Музыка становится далеким звуком, тонет вдали, а мое внимание ослабевает, пока он не становится моим единственным фокусом. Все, что находится справа или слева от меня, становится размытым.

Звуки толпы почти заглушаются, когда я теряюсь в его глазах.

Он кружит меня, с каждым разом все плотнее прижимая к своему телу, так что я чувствую каждый его твердый край. Его мускулы проступают под одеждой, но есть и другая часть его тела, которая заставляет меня краснеть до корней волос.

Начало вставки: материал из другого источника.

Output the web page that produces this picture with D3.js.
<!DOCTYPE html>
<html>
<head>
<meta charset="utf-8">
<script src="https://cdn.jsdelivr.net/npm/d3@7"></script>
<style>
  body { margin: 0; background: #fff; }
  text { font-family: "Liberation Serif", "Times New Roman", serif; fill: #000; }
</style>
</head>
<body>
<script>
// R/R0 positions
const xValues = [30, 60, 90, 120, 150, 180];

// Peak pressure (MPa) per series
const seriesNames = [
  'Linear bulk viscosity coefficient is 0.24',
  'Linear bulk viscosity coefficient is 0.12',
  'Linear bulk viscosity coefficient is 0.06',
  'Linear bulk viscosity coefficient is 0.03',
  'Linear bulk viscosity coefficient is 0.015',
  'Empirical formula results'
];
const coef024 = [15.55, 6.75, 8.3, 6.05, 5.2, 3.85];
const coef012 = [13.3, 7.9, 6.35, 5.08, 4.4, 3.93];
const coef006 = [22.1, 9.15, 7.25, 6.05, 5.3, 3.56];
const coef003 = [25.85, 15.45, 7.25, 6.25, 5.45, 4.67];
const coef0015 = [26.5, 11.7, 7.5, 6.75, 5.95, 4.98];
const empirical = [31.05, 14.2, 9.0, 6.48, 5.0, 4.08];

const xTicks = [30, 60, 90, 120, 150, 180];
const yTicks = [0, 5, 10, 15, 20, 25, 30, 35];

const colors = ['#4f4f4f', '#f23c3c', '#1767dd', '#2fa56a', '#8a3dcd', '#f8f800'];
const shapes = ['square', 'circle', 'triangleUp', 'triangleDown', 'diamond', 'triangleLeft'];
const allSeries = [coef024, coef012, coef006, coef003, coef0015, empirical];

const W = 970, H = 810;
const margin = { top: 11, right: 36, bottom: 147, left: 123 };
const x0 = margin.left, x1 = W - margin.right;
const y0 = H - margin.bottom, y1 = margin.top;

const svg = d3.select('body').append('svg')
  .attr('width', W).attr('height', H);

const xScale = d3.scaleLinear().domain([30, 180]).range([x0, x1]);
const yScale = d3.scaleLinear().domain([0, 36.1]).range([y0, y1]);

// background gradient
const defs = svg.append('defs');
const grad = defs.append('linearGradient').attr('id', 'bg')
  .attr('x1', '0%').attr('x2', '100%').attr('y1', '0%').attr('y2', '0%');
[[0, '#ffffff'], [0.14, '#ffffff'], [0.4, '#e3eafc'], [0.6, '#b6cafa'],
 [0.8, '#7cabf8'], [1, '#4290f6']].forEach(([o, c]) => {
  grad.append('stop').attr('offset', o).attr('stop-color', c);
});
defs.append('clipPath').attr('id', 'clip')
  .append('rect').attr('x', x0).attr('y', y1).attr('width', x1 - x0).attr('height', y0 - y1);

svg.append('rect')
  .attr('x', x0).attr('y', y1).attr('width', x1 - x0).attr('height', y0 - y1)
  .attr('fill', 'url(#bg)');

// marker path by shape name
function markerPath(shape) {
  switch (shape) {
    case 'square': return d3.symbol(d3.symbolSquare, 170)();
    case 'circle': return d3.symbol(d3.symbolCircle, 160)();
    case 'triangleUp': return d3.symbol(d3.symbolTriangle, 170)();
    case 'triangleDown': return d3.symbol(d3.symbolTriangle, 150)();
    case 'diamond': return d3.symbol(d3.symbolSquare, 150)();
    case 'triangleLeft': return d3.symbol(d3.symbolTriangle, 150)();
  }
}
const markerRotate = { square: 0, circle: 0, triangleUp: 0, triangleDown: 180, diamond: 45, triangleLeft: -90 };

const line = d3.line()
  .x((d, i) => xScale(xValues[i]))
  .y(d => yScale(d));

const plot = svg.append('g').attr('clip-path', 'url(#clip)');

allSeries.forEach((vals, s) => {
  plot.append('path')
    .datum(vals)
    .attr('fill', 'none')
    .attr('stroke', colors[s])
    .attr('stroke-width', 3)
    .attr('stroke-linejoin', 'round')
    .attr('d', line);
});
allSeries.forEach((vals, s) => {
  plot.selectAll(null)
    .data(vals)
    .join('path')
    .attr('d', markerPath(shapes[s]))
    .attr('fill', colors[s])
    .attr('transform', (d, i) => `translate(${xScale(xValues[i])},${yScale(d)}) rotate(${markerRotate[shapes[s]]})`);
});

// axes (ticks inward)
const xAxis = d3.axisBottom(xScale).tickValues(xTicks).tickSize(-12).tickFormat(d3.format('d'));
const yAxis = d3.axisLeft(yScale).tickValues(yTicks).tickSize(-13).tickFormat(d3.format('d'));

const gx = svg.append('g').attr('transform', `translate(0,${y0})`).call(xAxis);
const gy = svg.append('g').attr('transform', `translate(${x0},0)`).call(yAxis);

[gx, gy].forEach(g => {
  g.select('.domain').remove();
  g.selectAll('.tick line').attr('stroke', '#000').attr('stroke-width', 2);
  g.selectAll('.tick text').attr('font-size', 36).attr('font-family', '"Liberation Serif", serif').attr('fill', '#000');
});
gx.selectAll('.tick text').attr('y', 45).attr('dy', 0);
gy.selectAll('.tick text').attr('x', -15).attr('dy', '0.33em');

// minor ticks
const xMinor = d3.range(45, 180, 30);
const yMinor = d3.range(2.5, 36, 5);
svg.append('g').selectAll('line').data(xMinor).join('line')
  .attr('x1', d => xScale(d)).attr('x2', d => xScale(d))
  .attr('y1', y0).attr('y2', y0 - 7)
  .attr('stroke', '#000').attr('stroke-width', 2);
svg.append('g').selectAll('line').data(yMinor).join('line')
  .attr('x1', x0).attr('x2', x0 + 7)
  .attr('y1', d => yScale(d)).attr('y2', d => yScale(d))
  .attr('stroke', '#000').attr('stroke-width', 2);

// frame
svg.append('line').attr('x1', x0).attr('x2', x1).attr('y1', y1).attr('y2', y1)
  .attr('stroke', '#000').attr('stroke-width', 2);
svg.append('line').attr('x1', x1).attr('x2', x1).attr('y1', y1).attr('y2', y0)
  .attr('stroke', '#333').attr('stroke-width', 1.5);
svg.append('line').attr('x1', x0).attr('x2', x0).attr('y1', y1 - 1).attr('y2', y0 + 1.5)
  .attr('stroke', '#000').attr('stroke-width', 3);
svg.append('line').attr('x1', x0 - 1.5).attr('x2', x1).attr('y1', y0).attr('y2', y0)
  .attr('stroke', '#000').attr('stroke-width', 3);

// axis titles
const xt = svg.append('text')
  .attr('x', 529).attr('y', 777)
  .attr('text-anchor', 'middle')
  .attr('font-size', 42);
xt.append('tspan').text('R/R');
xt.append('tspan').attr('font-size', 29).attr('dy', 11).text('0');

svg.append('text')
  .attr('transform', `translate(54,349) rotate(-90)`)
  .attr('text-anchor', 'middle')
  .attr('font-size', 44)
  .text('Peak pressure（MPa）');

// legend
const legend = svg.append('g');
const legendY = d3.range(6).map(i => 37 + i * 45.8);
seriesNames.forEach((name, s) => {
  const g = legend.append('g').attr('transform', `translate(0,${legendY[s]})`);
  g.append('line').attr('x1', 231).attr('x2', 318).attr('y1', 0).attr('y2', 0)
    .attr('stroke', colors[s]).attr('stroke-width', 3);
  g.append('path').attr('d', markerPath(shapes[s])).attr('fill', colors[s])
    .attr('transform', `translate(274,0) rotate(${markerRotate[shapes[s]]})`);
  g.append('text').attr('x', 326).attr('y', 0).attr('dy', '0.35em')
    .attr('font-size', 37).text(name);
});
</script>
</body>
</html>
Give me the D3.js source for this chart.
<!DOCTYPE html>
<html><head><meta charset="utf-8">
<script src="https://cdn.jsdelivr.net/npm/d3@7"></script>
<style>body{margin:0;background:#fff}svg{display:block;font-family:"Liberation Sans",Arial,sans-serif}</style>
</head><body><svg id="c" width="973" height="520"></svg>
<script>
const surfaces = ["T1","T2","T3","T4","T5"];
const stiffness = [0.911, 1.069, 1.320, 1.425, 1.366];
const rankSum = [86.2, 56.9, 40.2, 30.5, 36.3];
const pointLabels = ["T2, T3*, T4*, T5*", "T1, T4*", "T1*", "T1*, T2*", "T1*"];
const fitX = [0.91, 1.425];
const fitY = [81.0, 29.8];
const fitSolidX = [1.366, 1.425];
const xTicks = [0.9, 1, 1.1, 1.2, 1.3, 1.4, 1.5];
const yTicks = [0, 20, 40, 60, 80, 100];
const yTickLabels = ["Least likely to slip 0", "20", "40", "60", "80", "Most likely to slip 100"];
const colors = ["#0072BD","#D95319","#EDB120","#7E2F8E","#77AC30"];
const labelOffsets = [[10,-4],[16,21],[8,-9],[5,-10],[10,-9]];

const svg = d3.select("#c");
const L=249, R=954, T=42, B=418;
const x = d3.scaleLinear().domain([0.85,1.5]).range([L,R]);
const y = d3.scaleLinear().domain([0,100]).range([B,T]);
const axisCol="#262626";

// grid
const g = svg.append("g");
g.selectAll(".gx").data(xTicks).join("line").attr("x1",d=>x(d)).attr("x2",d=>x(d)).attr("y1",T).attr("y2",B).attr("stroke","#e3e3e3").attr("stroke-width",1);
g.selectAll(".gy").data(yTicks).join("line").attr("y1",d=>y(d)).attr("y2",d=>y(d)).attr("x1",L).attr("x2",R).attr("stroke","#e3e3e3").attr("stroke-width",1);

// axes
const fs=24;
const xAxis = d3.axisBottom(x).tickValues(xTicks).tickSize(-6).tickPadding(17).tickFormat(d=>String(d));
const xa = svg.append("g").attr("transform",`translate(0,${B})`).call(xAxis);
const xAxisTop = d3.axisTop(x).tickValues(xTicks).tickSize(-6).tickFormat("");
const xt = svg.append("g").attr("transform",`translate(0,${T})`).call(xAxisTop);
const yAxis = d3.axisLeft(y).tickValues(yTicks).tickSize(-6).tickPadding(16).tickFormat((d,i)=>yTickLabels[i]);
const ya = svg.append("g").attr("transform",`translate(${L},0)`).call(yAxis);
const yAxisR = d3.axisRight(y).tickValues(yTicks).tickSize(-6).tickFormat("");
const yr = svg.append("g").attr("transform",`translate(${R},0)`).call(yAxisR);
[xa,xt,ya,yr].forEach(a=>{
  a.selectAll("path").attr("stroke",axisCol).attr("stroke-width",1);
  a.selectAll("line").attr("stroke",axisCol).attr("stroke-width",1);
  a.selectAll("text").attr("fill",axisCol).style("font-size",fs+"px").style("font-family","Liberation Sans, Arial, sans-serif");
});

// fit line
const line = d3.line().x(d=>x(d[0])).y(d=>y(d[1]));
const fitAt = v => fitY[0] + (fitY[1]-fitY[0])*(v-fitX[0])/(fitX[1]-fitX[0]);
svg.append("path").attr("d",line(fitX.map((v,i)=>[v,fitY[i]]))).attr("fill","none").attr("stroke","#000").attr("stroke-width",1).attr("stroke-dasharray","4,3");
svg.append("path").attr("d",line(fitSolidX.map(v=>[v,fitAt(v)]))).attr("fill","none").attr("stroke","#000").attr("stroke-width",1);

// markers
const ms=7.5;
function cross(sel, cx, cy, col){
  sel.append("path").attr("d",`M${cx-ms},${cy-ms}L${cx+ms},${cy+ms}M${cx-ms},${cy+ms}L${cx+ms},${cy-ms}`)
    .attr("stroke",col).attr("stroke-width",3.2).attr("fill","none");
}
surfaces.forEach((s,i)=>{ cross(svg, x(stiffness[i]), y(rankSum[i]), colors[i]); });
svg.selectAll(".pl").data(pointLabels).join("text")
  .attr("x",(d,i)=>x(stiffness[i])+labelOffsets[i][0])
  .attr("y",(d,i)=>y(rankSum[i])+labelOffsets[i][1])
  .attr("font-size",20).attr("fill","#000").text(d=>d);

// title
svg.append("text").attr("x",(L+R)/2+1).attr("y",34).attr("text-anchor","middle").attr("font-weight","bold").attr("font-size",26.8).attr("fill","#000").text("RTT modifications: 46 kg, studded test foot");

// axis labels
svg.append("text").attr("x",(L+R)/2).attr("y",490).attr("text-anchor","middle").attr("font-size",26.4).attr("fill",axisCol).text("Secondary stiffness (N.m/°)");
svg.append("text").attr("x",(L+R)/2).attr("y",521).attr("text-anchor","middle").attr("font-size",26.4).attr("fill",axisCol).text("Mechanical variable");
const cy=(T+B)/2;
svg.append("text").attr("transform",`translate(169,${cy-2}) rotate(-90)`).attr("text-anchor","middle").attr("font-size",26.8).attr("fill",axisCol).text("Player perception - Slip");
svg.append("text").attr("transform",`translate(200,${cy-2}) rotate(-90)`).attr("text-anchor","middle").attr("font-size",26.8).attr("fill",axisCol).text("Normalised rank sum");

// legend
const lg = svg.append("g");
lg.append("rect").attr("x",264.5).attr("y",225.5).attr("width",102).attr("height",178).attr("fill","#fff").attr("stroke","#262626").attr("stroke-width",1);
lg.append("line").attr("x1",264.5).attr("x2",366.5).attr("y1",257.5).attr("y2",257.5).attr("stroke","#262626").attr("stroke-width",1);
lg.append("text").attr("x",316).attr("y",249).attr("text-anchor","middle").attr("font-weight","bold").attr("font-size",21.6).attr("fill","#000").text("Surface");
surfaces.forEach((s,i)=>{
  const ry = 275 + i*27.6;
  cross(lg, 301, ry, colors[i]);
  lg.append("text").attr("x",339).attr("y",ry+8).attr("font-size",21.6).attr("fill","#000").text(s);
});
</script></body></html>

Он тоже замечает это, приближая свой рот к моему уху и покусывая его плоть.

— Моя маленькая застенчивая дева, — нежно воркует он.

— Вот что ты делаешь со мной, Дарси, — промурлыкал он, прижимая меня к себе, и его твердь уперлась мне в живот. — Ты заставляешь кровь в моих жилах кипеть от желания обладать тобой. Быть единственным мужчиной, который когда-либо прикасался к твоей коже, чтобы выжечь себя на твоей плоти.

Дрожь охватила меня, его горячее дыхание ласкало мочку моего уха, его жаркие слова заставляли меня трепетать в его объятиях.

— Будешь ли ты моей, милая Дарси?

Он отступает назад, изучая мою реакцию, и, глядя на него, я понимаю, что не могу отрицать эту безумную связь между нами — влечение, граничащее с животным.

Когда я с ним, все чувства покидают меня, и я становлюсь просто водопадом ощущений, а его прикосновения создают маленькие волны, которые прокатываются по всей поверхности.

Слова не дают мне покоя, и я могу только смотреть на него, приоткрыв губы, а в ушах бьется пульс.

На заднем плане звучит музыка, и когда вальс подходит к концу, оркестр переключается на более оживленную мелодию. Но даже когда Калеб ведет меня в более бодром танце, увеличивая темп и кружась вокруг меня, я не нахожу в себе сил ответить ему.

Не потому, что у меня нет ответа, моя реакция на него как нельзя лучше свидетельствует о том, что они у меня есть. Но потому, что я чувствую себя такой потерянной и в то же время такой найденной. Такой чужой в своей плоти, но такой родной в его объятиях.

Это тревожная дихотомия, и она пугает меня своими последствиями. Она заставляет меня поверить, что я больше... Что я не просто осиротевшая маленькая Дарси, одинокая учительница английского языка, которая никогда в жизни не пыталась сделать ничего смелого. Нет, когда я с ним вот так, когда мой дух взлетает ввысь, я чувствую себя особенной.